There’s a Hindi saying, Ghar ki murgi, daal barabar, which comes to mind. It’s easy to ignore or dismiss that which is easily available. So we are often drawn to the “foreign” as something to aspire toward. But if the current buzz about this book is any indication, there is a renewed interest in our own treasure trove of art and writing. And the west is as interested in Indian art as we are in western artists. A friend recently wrote a piece for Zenga, an online magazine in the American market about the new Raja Ravi Varma museum coming up in Thiruvananthapuram.
How was it like working on the book? How long did you take to write it?
I enjoyed writing the book and living with this story. Once I had done my research I had to think about how to frame the book so that the biographical story would be entertaining and interesting to children. The writing came swiftly. It’s not a very long book and did not take long to pen.
Where did the research for the book take you? Any funny/interesting anecdotes you learnt about during your research?
So much comes up during research. For instance, I learned that Ravi Varma’s sister used to paint as well but marriage and domestic responsibilities kept fame away from her. Also, it was interesting to learn that during the last years of the 19th century and in the early years of the 20th century, Ravi Varma was so well regarded as an artist that a post office had to be opened in Kilimanoor where he was born because letters and requests for paintings came flooding in for him from various corners of the country.

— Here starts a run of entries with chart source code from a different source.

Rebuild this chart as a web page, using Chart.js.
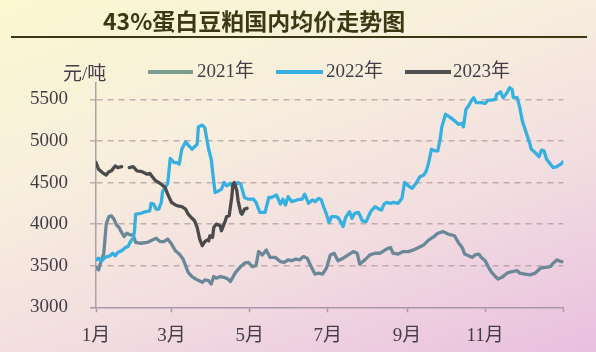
<!DOCTYPE html>
<html>
<head>
<meta charset="utf-8">
<script src="https://cdn.jsdelivr.net/npm/chart.js@4.4.1/dist/chart.umd.min.js"></script>
<style>
  html, body { margin: 0; padding: 0; }
  body {
    width: 596px; height: 352px; position: relative; overflow: hidden;
    background: linear-gradient(160deg, #fcf8d0 0%, #f8eedd 35%, #f2dde0 65%, #e9bfe0 100%);
  }
  #chart { position: absolute; left: 0; top: 0; }
  .title {
    position: absolute; left: 103px; top: 3px;
    font: bold 23px 'Noto Sans CJK SC', sans-serif; color: #3b3812; white-space: nowrap;
  }
  .rule { position: absolute; left: 11px; top: 36px; width: 576px; height: 2px; background: #3a3814; }
  .unit, .leg-text {
    position: absolute; font: 19px 'Liberation Serif', 'Noto Sans CJK SC', serif;
    color: #433d48; white-space: nowrap; line-height: 20px;
  }
  .leg-line { position: absolute; height: 4px; }
</style>
</head>
<body>
<canvas id="chart" width="596" height="352"></canvas>
<div class="title">43%蛋白豆粕国内均价走势图</div>
<div class="rule"></div>
<div class="unit" style="left:63px; top:64px;">元/吨</div>
<div class="leg-line" style="left:148px; top:70px; width:45px; background:#7a9b8e;"></div>
<div class="leg-text" style="left:197px; top:61px;">2021年</div>
<div class="leg-line" style="left:276px; top:70px; width:47px; background:#35b0e0;"></div>
<div class="leg-text" style="left:326px; top:61px;">2022年</div>
<div class="leg-line" style="left:405px; top:70px; width:46px; background:#505050;"></div>
<div class="leg-text" style="left:453px; top:61px;">2023年</div>
<script>
// day of year (0 = 1 Jan) and price
const days2021 = [0, 2, 4, 6, 8, 10, 12, 14, 16, 18, 20, 22, 24, 27, 29, 31, 35, 40, 44, 47, 50, 53, 56, 59, 62, 65, 68, 70, 72, 75, 79, 83, 85, 88, 90, 92, 94, 97, 100, 103, 105, 109, 113, 116, 119, 122, 125, 127, 130, 133, 136, 140, 144, 147, 150, 153, 156, 159, 162, 165, 168, 171, 174, 177, 180, 183, 186, 189, 193, 197, 201, 204, 206, 210, 214, 218, 222, 225, 227, 230, 232, 236, 240, 244, 248, 252, 256, 260, 264, 267, 271, 275, 280, 283, 286, 288, 291, 294, 296, 299, 301, 304, 307, 309, 312, 314, 317, 321, 325, 329, 331, 335, 339, 343, 347, 351, 355, 357, 360, 363, 365];
const price2021 = [3480, 3450, 3560, 3640, 4000, 4090, 4100, 4060, 3990, 3960, 3900, 3850, 3890, 3870, 3870, 3780, 3770, 3780, 3810, 3830, 3790, 3790, 3820, 3760, 3680, 3640, 3580, 3500, 3420, 3370, 3330, 3300, 3330, 3320, 3280, 3370, 3350, 3370, 3360, 3340, 3310, 3420, 3490, 3530, 3540, 3490, 3500, 3670, 3630, 3690, 3600, 3600, 3550, 3540, 3570, 3560, 3580, 3570, 3610, 3590, 3490, 3400, 3410, 3400, 3470, 3630, 3650, 3560, 3590, 3630, 3670, 3650, 3520, 3570, 3630, 3650, 3650, 3680, 3700, 3720, 3650, 3640, 3670, 3670, 3690, 3720, 3750, 3810, 3850, 3890, 3910, 3880, 3860, 3780, 3720, 3640, 3620, 3600, 3630, 3640, 3600, 3560, 3470, 3420, 3370, 3340, 3360, 3410, 3430, 3440, 3410, 3400, 3390, 3410, 3470, 3480, 3490, 3530, 3570, 3550, 3550];

const days2022 = [0, 2, 4, 7, 11, 13, 15, 17, 20, 23, 25, 27, 29, 30, 31, 35, 39, 42, 43, 45, 47, 49, 51, 52, 56, 58, 61, 63, 65, 67, 70, 72, 75, 77, 79, 80, 83, 85, 86, 88, 90, 91, 93, 96, 98, 100, 102, 105, 107, 111, 113, 116, 119, 123, 125, 128, 132, 135, 137, 141, 144, 146, 148, 150, 153, 157, 161, 163, 166, 169, 171, 174, 176, 178, 180, 182, 184, 187, 189, 191, 193, 195, 198, 200, 202, 205, 206, 208, 211, 213, 215, 218, 221, 223, 225, 227, 230, 232, 236, 239, 241, 244, 247, 250, 253, 256, 258, 260, 262, 265, 267, 269, 270, 273, 277, 281, 283, 286, 287, 289, 291, 293, 295, 297, 301, 304, 306, 309, 312, 313, 316, 318, 321, 323, 325, 326, 329, 331, 333, 336, 339, 340, 343, 346, 348, 350, 352, 355, 357, 360, 363, 365];
const price2022 = [3570, 3590, 3550, 3600, 3620, 3650, 3620, 3660, 3680, 3720, 3730, 3790, 3830, 3910, 4120, 4130, 4150, 4160, 4250, 4240, 4180, 4180, 4260, 4390, 4490, 4790, 4740, 4740, 4720, 4900, 4990, 4950, 4900, 4930, 4960, 5170, 5190, 5160, 5070, 4900, 4780, 4640, 4380, 4400, 4420, 4500, 4460, 4490, 4440, 4500, 4480, 4320, 4300, 4300, 4260, 4140, 4140, 4320, 4320, 4350, 4240, 4300, 4230, 4330, 4270, 4290, 4300, 4360, 4250, 4290, 4270, 4310, 4290, 4200, 4120, 4020, 4090, 4090, 4080, 4030, 3970, 4080, 4150, 4070, 4130, 4140, 4110, 4040, 4030, 4100, 4160, 4210, 4180, 4170, 4240, 4260, 4250, 4260, 4250, 4310, 4500, 4460, 4430, 4490, 4570, 4590, 4640, 4750, 4900, 4880, 4880, 5040, 5160, 5320, 5280, 5230, 5200, 5210, 5170, 5380, 5420, 5480, 5520, 5460, 5460, 5450, 5490, 5490, 5500, 5560, 5590, 5520, 5580, 5640, 5620, 5520, 5520, 5400, 5240, 5100, 4960, 4900, 4860, 4810, 4890, 4880, 4780, 4720, 4680, 4690, 4720, 4750];

// null = no quotes over the Spring Festival break
const days2023 = [0, 2, 5, 8, 10, 12, 15, 17, 20, 23, 26, 29, 32, 36, 40, 42, 44, 46, 49, 51, 54, 56, 59, 62, 64, 67, 70, 72, 75, 77, 79, 81, 83, 85, 87, 88, 89, 91, 92, 94, 97, 98, 100, 101, 102, 104, 106, 107, 108, 110, 111, 113, 114, 116, 118];
const price2023 = [4740, 4660, 4620, 4590, 4630, 4640, 4700, 4680, 4690, null, 4680, 4690, 4640, 4630, 4600, 4610, 4570, 4530, 4500, 4480, 4440, 4360, 4260, 4230, 4220, 4210, 4180, 4120, 4070, 4040, 3960, 3820, 3740, 3790, 3810, 3800, 3860, 3840, 3960, 4000, 3980, 3920, 4000, 4040, 4090, 4100, 4320, 4480, 4500, 4400, 4280, 4140, 4120, 4180, 4190];

const monthTickDays = [0, 59, 120, 181, 243, 304, 365];
const monthTickLabels = ['1月', '3月', '5月', '7月', '9月', '11月', ''];
const yTickValues = [3000, 3500, 4000, 4500, 5000, 5500];

const toPoints = (days, prices) => days.map((d, i) => ({ x: d, y: prices[i] }));

const TICK_FONT = { family: "'Liberation Serif', 'Noto Sans CJK SC', serif", size: 19 };
const GRID_COLOR = 'rgba(180, 158, 162, 0.8)';
const AXIS_COLOR = '#a898a8';

function series(label, days, prices, color, order) {
  return {
    label,
    data: toPoints(days, prices),
    borderColor: color,
    borderWidth: 3.3,
    pointRadius: 0,
    tension: 0,
    spanGaps: false,
    borderJoinStyle: 'round',
    borderCapStyle: 'round',
    order,
  };
}

// bottom grid line is the x axis itself, so hide it there
const yGridColors = yTickValues.map((v) => (v === 3000 ? 'rgba(0,0,0,0)' : GRID_COLOR));
const yTickColors = yTickValues.map((v) => (v === 3000 ? AXIS_COLOR : GRID_COLOR));

new Chart(document.getElementById('chart'), {
  type: 'line',
  data: {
    datasets: [
      series('2021年', days2021, price2021, '#6a8897', 2),
      series('2022年', days2022, price2022, '#35b0e0', 1),
      series('2023年', days2023, price2023, '#4b4b4b', 0),
    ],
  },
  options: {
    responsive: false,
    animation: false,
    layout: { padding: { top: 82.7, right: 32.7, left: 0, bottom: 0 } },
    plugins: { legend: { display: false }, tooltip: { enabled: false } },
    scales: {
      x: {
        type: 'linear',
        min: 0,
        max: 365,
        afterFit: (s) => { s.height = 44.7; },
        afterBuildTicks: (s) => { s.ticks = monthTickDays.map((v) => ({ value: v })); },
        ticks: {
          font: TICK_FONT,
          color: '#433d48',
          padding: 12,
          maxRotation: 0,
          autoSkip: false,
          callback: (v, i) => monthTickLabels[i],
        },
        grid: { drawOnChartArea: false, drawTicks: true, tickLength: 5, tickColor: AXIS_COLOR, tickWidth: 1.5 },
        border: { display: true, color: AXIS_COLOR, width: 1.5 },
      },
      y: {
        min: 3000,
        max: 5700,
        afterFit: (s) => { s.width = 96; },
        afterBuildTicks: (s) => { s.ticks = yTickValues.map((v) => ({ value: v })); },
        ticks: { font: TICK_FONT, color: '#433d48', padding: 22, callback: (v) => String(v) },
        grid: {
          display: true,
          drawOnChartArea: true,
          color: yGridColors,
          tickColor: yTickColors,
          lineWidth: 1.5,
          tickLength: 6,
          tickBorderDash: [],
        },
        border: { display: true, color: '#a8a4a8', width: 1.5, dash: [6, 5] },
      },
    },
  },
});
</script>
</body>
</html>
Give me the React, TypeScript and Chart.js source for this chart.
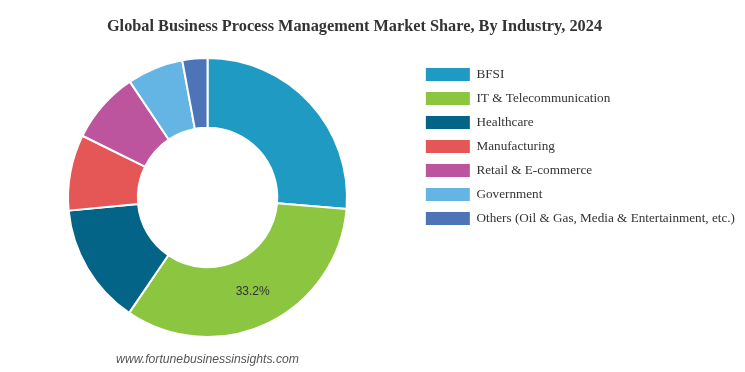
import { useEffect, useRef } from "react";
import { Chart, registerables } from "chart.js";

Chart.register(...registerables);

const titleText = "Global Business Process Management Market Share, By Industry, 2024";
const sourceText = "www.fortunebusinessinsights.com";
const categories = [
  "BFSI",
  "IT & Telecommunication",
  "Healthcare",
  "Manufacturing",
  "Retail & E-commerce",
  "Government",
  "Others (Oil & Gas, Media & Entertainment, etc.)",
];
const shares = [26.3, 33.2, 14.0, 8.8, 8.3, 6.5, 2.9];
const colors = ["#1e9ac3", "#8cc540", "#046488", "#e45756", "#bc559e", "#64b5e4", "#4e74b8"];
const labeledCategories = ["IT & Telecommunication"];

const annotationPlugin = {
  id: "annotationPlugin",
  afterDatasetsDraw(chart: any) {
    const ctx = chart.ctx;
    const meta = chart.getDatasetMeta(0);
    ctx.save();
    ctx.textAlign = "center";
    ctx.textBaseline = "middle";
    ctx.font = "12px Arial, 'Liberation Sans', sans-serif";
    ctx.fillStyle = "#333333";
    meta.data.forEach((arc: any, i: number) => {
      if (!labeledCategories.includes(categories[i])) return;
      const p = arc.tooltipPosition(false);
      ctx.fillText(shares[i].toFixed(1) + "%", p.x, p.y);
    });
    ctx.font = "bold 16.3px 'Times New Roman', 'Liberation Serif', serif";
    ctx.fillStyle = "#333333";
    ctx.fillText(titleText, 354.5, 27);
    const ca = chart.chartArea;
    ctx.font = "italic 12.2px Arial, 'Liberation Sans', sans-serif";
    ctx.fillStyle = "#555555";
    ctx.fillText(sourceText, (ca.left + ca.right) / 2, 360);
    ctx.restore();
  },
};

export default function App() {
  const canvasRef = useRef<HTMLCanvasElement | null>(null);

  useEffect(() => {
    const canvas = canvasRef.current;
    if (!canvas) return;
    const chart = new Chart(canvas, {
      type: "doughnut",
      data: {
        labels: categories,
        datasets: [
          {
            data: shares,
            backgroundColor: colors,
            borderColor: "#ffffff",
            borderWidth: 2,
          },
        ],
      },
      options: {
        responsive: false,
        animation: false,
        cutout: "50%",
        layout: { padding: { top: 57, bottom: 34, left: 0, right: 0 } },
        plugins: {
          title: { display: false },
          tooltip: { enabled: false },
          legend: {
            position: "right",
            align: "start",
            labels: {
              boxWidth: 44,
              boxHeight: 13,
              padding: 10.8,
              color: "#333333",
              font: { family: "'Times New Roman', 'Liberation Serif', serif", size: 13.2 },
              generateLabels: (c: any) => {
                const base = (Chart as any).overrides.doughnut.plugins.legend.labels.generateLabels(c);
                return base.map((it: any) => ({ ...it, lineWidth: 0 }));
              },
            },
          },
        },
      },
      plugins: [annotationPlugin],
    });
    return () => chart.destroy();
  }, []);

  return (
    <div style={{ position: "absolute", left: 0, top: 0, width: 745, height: 372, background: "#ffffff" }}>
      <canvas ref={canvasRef} width={745} height={372} style={{ display: "block" }} />
    </div>
  );
}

The book has a page of fun facts about Raja Ravi Varma. I hope that readers will want to pick it up for the answer to this question.
Can you tell something about the book's narrative technique and which part of Varma's life it essentially deals with?
The book is a short children’s biography of the artist. It traces his life from childhood to his death but the purpose is to introduce his artistic style and his art to readers so that they become familiar with Raja Ravi Varma’s work and legacy.
Which book are you reading currently? Which author would you consider your biggest inspiration?
I’m currently reading a novel called At the Edge of the Haight by Katherine Seligman, which is set in San Francisco and explores homelessness. It’s written with the taut narrative of a mystery but is a commentary on the overlooked and underserved in many cities in America. I read quite widely and across genres. I’m inspired by any writer who uses words well to evoke emotion or tell a good story.
Did you read a lot of books growing up? How did those help you write this one?
Yes, I grew up in an era where books were our primary form of entertainment and information. It allowed us to travel using our imagination, expanded our vocabulary, and helped us escape from the routine of every day. I loved to read and have always been a reader. Of course to write a children’s book one needs to read age-appropriate books. As a parent and now a grandparent I’ve had lots of opportunities to read children’s books which inform my own ideas.